**Aim of the task**
Omitting the pictures, copy exactly each line from the one containing "What D3.js code" up to and including the one containing "0.726, 0.751, 0.755];".

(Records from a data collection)
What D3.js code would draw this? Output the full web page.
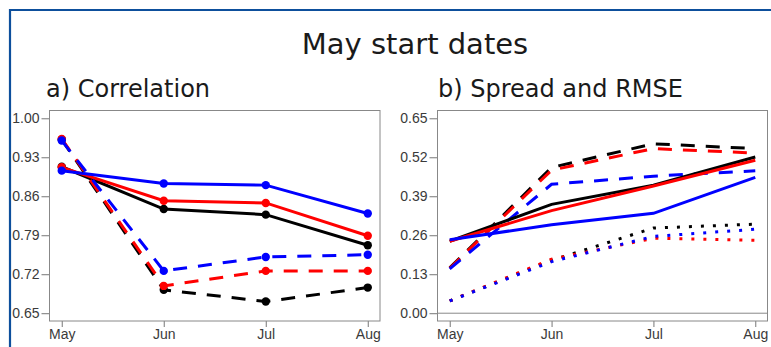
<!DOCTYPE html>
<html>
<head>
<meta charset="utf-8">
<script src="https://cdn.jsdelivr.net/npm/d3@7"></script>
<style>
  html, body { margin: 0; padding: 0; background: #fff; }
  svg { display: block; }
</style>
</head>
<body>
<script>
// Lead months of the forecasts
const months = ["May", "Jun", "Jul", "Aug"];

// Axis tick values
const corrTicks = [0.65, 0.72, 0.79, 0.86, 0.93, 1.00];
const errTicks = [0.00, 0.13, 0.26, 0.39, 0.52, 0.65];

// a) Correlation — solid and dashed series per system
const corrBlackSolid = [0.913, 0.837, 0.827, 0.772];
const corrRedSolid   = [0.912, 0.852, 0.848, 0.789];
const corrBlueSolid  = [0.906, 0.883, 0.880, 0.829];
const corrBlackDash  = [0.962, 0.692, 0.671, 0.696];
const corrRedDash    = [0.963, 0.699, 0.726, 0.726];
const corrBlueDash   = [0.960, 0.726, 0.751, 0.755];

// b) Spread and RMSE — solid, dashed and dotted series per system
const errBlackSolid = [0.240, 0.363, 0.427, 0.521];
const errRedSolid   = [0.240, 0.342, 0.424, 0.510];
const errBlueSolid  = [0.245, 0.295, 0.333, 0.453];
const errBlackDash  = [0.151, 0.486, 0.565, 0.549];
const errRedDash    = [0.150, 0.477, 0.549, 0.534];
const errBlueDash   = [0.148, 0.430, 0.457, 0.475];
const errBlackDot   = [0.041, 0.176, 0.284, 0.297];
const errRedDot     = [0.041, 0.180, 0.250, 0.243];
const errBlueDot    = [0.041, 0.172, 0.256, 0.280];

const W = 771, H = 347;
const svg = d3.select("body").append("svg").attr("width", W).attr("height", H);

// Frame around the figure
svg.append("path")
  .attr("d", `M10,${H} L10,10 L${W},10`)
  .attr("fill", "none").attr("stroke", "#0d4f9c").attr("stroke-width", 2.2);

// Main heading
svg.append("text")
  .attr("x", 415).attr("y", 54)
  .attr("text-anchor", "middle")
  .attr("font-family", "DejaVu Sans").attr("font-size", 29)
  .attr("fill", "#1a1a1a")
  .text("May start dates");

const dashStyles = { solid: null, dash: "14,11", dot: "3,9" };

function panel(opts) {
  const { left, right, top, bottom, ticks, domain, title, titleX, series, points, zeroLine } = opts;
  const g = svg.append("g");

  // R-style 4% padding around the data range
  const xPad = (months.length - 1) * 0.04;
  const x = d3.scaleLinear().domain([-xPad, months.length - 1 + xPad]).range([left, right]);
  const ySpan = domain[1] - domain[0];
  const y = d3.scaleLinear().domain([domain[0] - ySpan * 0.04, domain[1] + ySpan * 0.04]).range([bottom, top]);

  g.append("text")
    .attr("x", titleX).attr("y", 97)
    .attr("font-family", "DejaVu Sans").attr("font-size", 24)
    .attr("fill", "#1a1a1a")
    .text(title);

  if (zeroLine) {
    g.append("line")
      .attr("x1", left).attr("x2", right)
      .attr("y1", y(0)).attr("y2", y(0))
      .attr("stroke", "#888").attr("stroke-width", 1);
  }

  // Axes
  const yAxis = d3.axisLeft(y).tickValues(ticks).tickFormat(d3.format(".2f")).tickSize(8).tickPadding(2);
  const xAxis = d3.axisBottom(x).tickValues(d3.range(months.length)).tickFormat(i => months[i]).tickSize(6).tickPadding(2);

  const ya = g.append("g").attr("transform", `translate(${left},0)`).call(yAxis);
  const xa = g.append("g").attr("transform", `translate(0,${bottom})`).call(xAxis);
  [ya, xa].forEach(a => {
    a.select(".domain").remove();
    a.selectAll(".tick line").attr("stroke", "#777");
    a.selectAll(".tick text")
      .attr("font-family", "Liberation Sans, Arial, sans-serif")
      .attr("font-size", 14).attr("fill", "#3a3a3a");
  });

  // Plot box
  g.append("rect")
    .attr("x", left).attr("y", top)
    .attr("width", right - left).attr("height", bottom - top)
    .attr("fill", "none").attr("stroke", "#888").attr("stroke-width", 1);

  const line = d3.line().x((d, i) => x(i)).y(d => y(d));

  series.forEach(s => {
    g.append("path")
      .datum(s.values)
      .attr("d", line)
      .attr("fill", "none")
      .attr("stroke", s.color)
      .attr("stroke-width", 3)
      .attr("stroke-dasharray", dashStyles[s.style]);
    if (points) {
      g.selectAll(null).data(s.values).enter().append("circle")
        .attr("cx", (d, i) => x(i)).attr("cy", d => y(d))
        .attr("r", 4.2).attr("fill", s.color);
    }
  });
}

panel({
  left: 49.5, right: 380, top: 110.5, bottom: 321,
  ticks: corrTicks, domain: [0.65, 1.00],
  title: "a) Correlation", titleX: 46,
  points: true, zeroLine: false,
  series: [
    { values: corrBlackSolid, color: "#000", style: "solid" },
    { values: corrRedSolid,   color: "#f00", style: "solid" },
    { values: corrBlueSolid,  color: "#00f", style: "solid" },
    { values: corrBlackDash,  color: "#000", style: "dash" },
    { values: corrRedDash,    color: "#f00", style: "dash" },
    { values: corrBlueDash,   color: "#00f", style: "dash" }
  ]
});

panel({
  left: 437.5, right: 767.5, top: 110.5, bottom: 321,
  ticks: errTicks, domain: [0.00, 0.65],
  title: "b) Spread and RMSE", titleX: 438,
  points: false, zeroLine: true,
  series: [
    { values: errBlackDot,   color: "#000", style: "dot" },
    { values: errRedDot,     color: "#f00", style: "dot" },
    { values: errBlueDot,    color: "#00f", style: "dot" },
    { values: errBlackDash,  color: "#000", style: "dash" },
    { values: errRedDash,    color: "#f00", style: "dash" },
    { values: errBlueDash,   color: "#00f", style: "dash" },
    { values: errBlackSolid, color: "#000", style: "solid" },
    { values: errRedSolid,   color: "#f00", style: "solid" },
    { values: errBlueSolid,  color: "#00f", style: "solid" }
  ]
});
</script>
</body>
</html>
* * *
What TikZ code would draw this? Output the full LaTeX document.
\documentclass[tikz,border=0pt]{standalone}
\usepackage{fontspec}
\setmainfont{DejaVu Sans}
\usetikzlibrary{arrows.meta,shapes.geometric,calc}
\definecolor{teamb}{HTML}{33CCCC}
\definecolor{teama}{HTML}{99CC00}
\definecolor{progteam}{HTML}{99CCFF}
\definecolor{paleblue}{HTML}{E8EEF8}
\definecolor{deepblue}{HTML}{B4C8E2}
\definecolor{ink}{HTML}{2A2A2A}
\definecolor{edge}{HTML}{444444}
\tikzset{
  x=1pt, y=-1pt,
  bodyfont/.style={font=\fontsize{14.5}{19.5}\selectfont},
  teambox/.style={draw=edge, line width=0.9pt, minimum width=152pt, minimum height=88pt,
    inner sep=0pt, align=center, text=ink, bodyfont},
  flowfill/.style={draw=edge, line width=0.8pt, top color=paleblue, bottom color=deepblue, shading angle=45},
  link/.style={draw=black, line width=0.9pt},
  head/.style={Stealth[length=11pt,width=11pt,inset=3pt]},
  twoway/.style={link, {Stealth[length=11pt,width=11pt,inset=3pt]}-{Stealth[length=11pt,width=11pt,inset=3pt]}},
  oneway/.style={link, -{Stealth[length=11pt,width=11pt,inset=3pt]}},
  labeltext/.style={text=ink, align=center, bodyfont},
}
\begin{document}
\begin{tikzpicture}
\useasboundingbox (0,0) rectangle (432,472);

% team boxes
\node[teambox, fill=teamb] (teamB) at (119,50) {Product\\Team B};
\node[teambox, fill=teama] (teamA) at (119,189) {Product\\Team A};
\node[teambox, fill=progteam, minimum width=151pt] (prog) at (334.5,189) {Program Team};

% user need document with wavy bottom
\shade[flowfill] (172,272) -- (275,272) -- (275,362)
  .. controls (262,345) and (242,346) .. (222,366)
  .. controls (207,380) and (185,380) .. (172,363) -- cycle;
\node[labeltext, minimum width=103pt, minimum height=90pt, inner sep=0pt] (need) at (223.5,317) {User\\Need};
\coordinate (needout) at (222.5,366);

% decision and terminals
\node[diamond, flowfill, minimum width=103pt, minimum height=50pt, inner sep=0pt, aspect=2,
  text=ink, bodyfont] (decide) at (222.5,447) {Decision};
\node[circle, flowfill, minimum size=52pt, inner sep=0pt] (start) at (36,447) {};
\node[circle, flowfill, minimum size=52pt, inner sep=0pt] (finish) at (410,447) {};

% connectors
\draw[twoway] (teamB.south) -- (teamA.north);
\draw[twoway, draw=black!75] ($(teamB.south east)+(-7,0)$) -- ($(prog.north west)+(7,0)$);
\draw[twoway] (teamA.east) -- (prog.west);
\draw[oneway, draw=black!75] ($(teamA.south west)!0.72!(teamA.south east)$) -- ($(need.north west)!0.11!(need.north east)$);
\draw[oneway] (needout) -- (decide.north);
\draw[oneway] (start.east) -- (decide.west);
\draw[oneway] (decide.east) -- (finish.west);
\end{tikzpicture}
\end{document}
==
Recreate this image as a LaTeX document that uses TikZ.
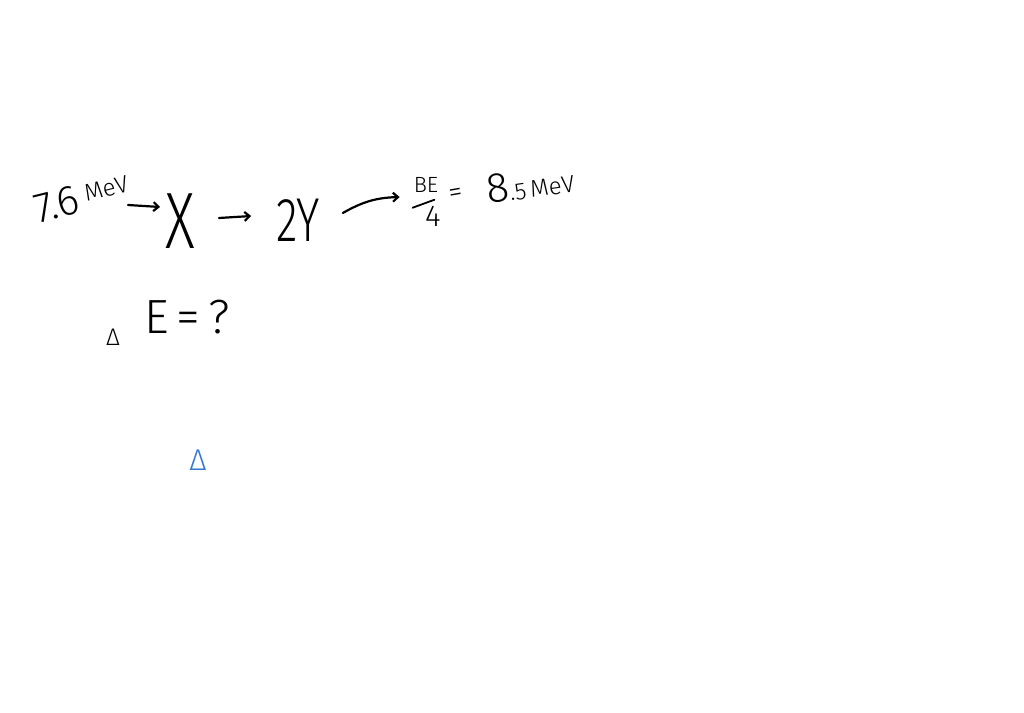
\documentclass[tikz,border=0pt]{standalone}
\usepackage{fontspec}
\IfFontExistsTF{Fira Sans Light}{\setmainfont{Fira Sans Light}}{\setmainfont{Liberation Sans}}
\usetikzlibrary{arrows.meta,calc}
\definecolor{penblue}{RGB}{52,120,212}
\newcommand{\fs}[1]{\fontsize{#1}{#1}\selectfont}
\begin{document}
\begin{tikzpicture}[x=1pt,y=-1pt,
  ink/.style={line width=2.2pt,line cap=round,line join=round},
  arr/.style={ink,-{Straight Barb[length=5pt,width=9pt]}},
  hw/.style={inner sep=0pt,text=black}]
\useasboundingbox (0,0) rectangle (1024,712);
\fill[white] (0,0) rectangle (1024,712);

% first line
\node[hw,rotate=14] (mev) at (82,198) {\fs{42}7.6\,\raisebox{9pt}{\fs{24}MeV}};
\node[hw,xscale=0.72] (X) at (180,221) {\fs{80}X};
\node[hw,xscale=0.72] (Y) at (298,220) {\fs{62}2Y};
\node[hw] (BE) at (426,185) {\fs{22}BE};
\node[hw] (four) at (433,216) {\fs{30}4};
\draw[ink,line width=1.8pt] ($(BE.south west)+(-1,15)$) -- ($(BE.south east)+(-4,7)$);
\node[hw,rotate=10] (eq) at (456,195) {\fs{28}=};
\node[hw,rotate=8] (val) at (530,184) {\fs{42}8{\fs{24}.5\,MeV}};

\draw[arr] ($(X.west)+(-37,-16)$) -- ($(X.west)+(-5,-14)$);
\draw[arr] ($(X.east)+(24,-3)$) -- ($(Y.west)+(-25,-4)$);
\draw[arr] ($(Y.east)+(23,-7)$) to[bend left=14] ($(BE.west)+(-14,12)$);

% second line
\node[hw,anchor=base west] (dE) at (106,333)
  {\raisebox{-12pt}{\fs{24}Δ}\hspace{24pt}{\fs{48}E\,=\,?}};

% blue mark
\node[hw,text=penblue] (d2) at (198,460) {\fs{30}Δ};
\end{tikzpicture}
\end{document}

**Answer**
What D3.js code would draw this? Output the full web page.
<!DOCTYPE html>
<html>
<head>
<meta charset="utf-8">
<script src="https://cdn.jsdelivr.net/npm/d3@7"></script>
<style>
  html, body { margin: 0; padding: 0; background: #fff; }
  svg { display: block; }
</style>
</head>
<body>
<script>
// Lead months of the forecasts
const months = ["May", "Jun", "Jul", "Aug"];

// Axis tick values
const corrTicks = [0.65, 0.72, 0.79, 0.86, 0.93, 1.00];
const errTicks = [0.00, 0.13, 0.26, 0.39, 0.52, 0.65];

// a) Correlation — solid and dashed series per system
const corrBlackSolid = [0.913, 0.837, 0.827, 0.772];
const corrRedSolid   = [0.912, 0.852, 0.848, 0.789];
const corrBlueSolid  = [0.906, 0.883, 0.880, 0.829];
const corrBlackDash  = [0.962, 0.692, 0.671, 0.696];
const corrRedDash    = [0.963, 0.699, 0.726, 0.726];
const corrBlueDash   = [0.960, 0.726, 0.751, 0.755];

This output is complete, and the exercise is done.